Using Spreadsheets and Online Calculators
Both Excel and Google Sheets have a built-in FV function that handles lump sums, regular payments, or both at once. The syntax is the same in either program:
=FV(rate, nper, pmt, [pv], [type])
- rate: Interest rate per period (annual rate divided by compounding frequency).
- nper: Total number of compounding periods.
- pmt: Payment per period. Enter 0 if you’re calculating a single lump sum with no additional contributions.
- pv: Present value (the lump sum you’re starting with). Optional — defaults to 0 if omitted.
- type: Enter 0 for end-of-period payments (ordinary annuity) or 1 for beginning-of-period payments (annuity due). Optional — defaults to 0.
The Sign Convention That Trips Everyone Up
Spreadsheet financial functions treat money flowing out of your pocket as negative and money flowing in as positive.6Microsoft Support. FV Function When you invest $10,000, that’s cash leaving your hands — so you enter it as -10000 for the pv argument. If you forget the negative sign, the function returns a negative future value, which looks like you owe money. This is purely a display convention, not a math error, but it confuses nearly everyone the first time.

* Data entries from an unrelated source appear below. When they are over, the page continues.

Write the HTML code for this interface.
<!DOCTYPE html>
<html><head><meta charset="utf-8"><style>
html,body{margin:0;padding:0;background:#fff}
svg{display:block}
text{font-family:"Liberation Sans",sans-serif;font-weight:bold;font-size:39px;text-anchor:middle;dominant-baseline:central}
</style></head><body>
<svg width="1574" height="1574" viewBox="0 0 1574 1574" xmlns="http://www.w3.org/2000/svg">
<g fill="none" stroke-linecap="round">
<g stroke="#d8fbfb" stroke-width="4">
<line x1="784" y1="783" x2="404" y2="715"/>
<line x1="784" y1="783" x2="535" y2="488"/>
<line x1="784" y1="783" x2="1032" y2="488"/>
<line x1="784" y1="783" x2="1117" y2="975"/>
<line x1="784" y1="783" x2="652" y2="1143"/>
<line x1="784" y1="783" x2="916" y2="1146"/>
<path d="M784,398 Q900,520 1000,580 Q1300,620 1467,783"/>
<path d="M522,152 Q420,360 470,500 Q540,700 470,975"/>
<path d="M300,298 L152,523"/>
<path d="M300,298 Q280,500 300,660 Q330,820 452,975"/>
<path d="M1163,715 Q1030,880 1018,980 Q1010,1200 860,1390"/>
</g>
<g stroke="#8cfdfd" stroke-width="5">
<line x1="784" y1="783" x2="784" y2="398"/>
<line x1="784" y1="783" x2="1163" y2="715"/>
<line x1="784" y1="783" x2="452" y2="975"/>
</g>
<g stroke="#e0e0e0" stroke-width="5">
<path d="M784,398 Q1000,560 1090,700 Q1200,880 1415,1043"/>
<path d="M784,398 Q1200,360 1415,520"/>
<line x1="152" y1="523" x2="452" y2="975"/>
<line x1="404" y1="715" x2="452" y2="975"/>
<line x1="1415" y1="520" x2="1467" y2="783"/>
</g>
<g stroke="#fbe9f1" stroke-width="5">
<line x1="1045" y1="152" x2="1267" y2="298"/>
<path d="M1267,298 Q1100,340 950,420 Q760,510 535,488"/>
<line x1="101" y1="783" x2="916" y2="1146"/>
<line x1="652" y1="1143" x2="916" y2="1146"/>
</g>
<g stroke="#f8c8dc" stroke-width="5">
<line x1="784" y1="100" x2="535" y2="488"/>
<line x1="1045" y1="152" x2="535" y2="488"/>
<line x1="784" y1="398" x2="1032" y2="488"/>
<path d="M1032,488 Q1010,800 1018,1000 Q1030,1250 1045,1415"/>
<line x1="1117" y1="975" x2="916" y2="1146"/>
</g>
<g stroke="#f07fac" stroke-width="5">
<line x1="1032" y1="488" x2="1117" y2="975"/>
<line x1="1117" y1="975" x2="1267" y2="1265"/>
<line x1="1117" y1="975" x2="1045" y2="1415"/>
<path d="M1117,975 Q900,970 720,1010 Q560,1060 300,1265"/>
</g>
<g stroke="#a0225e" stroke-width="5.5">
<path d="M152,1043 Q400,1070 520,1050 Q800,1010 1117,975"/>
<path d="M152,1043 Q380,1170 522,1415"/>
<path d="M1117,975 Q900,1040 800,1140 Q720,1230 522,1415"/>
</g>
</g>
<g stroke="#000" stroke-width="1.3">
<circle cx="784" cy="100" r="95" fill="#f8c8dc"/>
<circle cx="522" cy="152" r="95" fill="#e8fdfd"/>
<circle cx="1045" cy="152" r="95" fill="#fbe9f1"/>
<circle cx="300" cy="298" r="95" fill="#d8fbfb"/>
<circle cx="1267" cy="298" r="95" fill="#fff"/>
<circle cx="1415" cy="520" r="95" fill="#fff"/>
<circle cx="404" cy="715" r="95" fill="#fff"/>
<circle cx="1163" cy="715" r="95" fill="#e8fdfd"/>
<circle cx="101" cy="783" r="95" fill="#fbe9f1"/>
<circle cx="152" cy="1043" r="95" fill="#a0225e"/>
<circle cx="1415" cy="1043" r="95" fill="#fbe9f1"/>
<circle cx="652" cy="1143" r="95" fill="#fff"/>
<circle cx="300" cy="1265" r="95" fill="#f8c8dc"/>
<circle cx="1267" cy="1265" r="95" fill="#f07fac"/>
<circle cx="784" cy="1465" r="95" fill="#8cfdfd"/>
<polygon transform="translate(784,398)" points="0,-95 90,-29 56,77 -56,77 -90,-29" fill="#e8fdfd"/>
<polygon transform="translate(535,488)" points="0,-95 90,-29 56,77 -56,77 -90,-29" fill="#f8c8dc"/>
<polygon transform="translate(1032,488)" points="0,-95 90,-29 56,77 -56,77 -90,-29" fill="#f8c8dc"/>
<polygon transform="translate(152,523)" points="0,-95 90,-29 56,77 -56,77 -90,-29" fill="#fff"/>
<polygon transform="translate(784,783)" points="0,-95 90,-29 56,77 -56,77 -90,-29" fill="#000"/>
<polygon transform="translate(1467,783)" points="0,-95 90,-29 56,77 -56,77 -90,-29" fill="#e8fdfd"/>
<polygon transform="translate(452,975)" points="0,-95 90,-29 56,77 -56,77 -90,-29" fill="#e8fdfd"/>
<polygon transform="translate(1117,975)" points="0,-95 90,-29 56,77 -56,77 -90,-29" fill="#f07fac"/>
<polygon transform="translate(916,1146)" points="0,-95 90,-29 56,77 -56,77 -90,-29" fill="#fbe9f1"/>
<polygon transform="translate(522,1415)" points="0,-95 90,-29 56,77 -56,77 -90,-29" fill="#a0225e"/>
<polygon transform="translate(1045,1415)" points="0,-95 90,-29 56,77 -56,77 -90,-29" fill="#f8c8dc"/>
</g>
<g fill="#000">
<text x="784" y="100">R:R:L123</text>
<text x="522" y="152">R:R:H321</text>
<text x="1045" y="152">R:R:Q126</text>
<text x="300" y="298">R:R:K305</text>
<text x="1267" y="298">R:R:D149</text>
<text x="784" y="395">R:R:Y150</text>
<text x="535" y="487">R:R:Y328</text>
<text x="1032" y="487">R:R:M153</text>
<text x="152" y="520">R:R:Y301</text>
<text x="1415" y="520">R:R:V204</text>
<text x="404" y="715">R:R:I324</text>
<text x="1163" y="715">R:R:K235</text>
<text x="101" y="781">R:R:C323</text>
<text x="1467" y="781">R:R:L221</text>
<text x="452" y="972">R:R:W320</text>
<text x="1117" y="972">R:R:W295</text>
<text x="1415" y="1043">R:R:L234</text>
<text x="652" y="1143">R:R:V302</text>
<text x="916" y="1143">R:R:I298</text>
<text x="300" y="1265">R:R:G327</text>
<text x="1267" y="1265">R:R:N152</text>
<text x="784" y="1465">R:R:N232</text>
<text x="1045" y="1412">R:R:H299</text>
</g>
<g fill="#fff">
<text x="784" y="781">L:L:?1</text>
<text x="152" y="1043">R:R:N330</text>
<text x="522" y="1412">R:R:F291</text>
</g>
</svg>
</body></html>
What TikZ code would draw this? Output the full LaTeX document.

For the $25,000 compound interest example from earlier (4% quarterly, 5 years), you’d enter: =FV(0.04/4, 20, 0, -25000). The function returns approximately $30,504.75. To model regular contributions instead, fill in the pmt argument: =FV(0.06/12, 240, -500, 0) gives the monthly contribution scenario from the annuity section above.7Google Docs Editors Help. FV
Online Calculators
If you don’t want to open a spreadsheet, online future value calculators from financial sites offer labeled input fields for principal, rate, time, and compounding frequency. These are useful for quick comparisons — adjusting one variable at a time to see how a longer time horizon or a slightly higher rate shifts the outcome. The underlying math is identical to the formulas above; the calculator just handles the exponentiation for you. Where these tools fall short is in modeling taxes, inflation, or irregular contributions, which typically require the manual adjustments described in the earlier sections or a more specialized financial planning tool.